**Exercise:** Extract, exactly, the lines from the line containing "Rebuild this diagram" to the line containing "minimum size=188pt, inner", with both lines included and any pictures left out.

**Supplied entries:**
-=-=-=-=-

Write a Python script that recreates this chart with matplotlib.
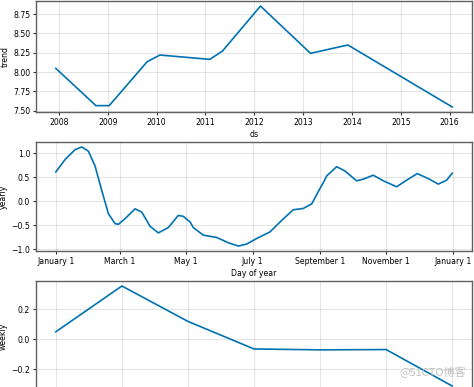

-=-=-=-=-

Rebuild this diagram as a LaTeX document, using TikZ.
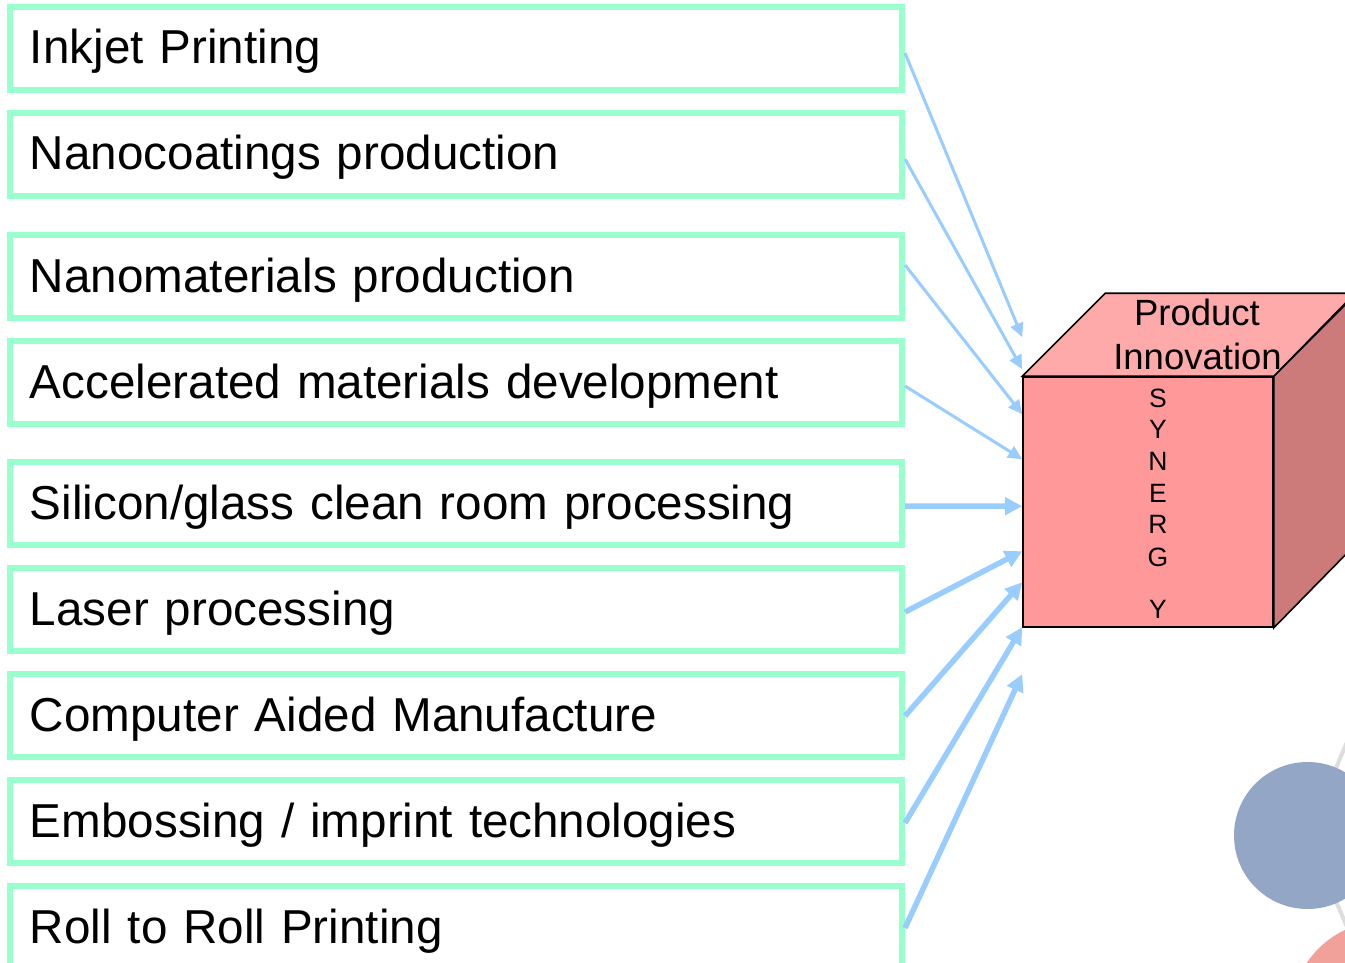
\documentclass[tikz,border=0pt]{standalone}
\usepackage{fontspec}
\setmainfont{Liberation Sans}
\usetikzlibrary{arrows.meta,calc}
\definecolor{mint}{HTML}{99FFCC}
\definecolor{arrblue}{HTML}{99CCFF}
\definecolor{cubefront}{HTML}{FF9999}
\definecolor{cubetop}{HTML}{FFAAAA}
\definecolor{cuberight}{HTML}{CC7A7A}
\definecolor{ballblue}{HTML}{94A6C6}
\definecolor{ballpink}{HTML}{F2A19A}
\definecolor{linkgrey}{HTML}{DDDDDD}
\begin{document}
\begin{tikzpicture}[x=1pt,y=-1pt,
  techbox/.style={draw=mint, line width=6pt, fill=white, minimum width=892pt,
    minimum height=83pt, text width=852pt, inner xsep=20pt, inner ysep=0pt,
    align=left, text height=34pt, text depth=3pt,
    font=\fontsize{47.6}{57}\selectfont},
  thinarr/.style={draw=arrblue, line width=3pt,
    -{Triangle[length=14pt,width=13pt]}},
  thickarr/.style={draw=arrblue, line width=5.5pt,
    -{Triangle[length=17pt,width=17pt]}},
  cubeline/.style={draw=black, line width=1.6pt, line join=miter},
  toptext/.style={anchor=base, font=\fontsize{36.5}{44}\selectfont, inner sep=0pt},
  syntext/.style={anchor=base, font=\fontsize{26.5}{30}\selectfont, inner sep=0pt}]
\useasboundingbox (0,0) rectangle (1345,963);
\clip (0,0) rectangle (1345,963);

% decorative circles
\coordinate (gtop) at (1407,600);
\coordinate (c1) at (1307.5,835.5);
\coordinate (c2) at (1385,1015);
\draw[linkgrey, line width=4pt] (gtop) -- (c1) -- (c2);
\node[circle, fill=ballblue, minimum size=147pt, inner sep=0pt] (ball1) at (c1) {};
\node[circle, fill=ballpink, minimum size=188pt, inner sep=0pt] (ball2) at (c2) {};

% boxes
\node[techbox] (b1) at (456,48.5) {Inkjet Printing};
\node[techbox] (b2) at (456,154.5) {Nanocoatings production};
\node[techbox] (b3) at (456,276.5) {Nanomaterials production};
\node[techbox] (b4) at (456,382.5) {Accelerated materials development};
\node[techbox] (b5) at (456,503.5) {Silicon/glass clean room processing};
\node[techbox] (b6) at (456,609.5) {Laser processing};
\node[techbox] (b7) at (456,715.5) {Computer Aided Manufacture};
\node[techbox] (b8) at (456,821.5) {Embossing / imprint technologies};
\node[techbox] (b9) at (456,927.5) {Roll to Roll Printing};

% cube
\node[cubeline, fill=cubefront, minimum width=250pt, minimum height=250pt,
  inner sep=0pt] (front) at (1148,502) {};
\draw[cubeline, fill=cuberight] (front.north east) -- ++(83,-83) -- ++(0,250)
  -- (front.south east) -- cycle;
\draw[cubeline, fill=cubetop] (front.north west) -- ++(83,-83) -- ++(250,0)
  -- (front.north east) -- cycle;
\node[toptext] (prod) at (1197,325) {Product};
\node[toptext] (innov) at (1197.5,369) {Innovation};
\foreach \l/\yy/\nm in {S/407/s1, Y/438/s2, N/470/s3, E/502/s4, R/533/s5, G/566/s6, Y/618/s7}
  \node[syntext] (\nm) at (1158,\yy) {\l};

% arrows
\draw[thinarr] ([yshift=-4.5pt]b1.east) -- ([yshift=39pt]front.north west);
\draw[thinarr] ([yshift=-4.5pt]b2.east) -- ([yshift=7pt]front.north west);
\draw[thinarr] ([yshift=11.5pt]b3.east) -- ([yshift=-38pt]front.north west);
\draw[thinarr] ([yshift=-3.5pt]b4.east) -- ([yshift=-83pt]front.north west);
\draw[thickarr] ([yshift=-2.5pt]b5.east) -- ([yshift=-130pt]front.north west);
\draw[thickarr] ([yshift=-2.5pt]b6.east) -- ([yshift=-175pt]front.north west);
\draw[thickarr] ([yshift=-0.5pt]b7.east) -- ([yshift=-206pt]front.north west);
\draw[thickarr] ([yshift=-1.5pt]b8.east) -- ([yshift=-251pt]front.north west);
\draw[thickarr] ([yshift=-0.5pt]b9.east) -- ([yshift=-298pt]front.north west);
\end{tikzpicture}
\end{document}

-=-=-=-=-

**Written answer:**
Rebuild this diagram as a LaTeX document, using TikZ.
\documentclass[tikz,border=0pt]{standalone}
\usepackage{fontspec}
\setmainfont{Liberation Sans}
\usetikzlibrary{arrows.meta,calc}
\definecolor{mint}{HTML}{99FFCC}
\definecolor{arrblue}{HTML}{99CCFF}
\definecolor{cubefront}{HTML}{FF9999}
\definecolor{cubetop}{HTML}{FFAAAA}
\definecolor{cuberight}{HTML}{CC7A7A}
\definecolor{ballblue}{HTML}{94A6C6}
\definecolor{ballpink}{HTML}{F2A19A}
\definecolor{linkgrey}{HTML}{DDDDDD}
\begin{document}
\begin{tikzpicture}[x=1pt,y=-1pt,
  techbox/.style={draw=mint, line width=6pt, fill=white, minimum width=892pt,
    minimum height=83pt, text width=852pt, inner xsep=20pt, inner ysep=0pt,
    align=left, text height=34pt, text depth=3pt,
    font=\fontsize{47.6}{57}\selectfont},
  thinarr/.style={draw=arrblue, line width=3pt,
    -{Triangle[length=14pt,width=13pt]}},
  thickarr/.style={draw=arrblue, line width=5.5pt,
    -{Triangle[length=17pt,width=17pt]}},
  cubeline/.style={draw=black, line width=1.6pt, line join=miter},
  toptext/.style={anchor=base, font=\fontsize{36.5}{44}\selectfont, inner sep=0pt},
  syntext/.style={anchor=base, font=\fontsize{26.5}{30}\selectfont, inner sep=0pt}]
\useasboundingbox (0,0) rectangle (1345,963);
\clip (0,0) rectangle (1345,963);

% decorative circles
\coordinate (gtop) at (1407,600);
\coordinate (c1) at (1307.5,835.5);
\coordinate (c2) at (1385,1015);
\draw[linkgrey, line width=4pt] (gtop) -- (c1) -- (c2);
\node[circle, fill=ballblue, minimum size=147pt, inner sep=0pt] (ball1) at (c1) {};
\node[circle, fill=ballpink, minimum size=188pt, inner sep=0pt] (ball2) at (c2) {};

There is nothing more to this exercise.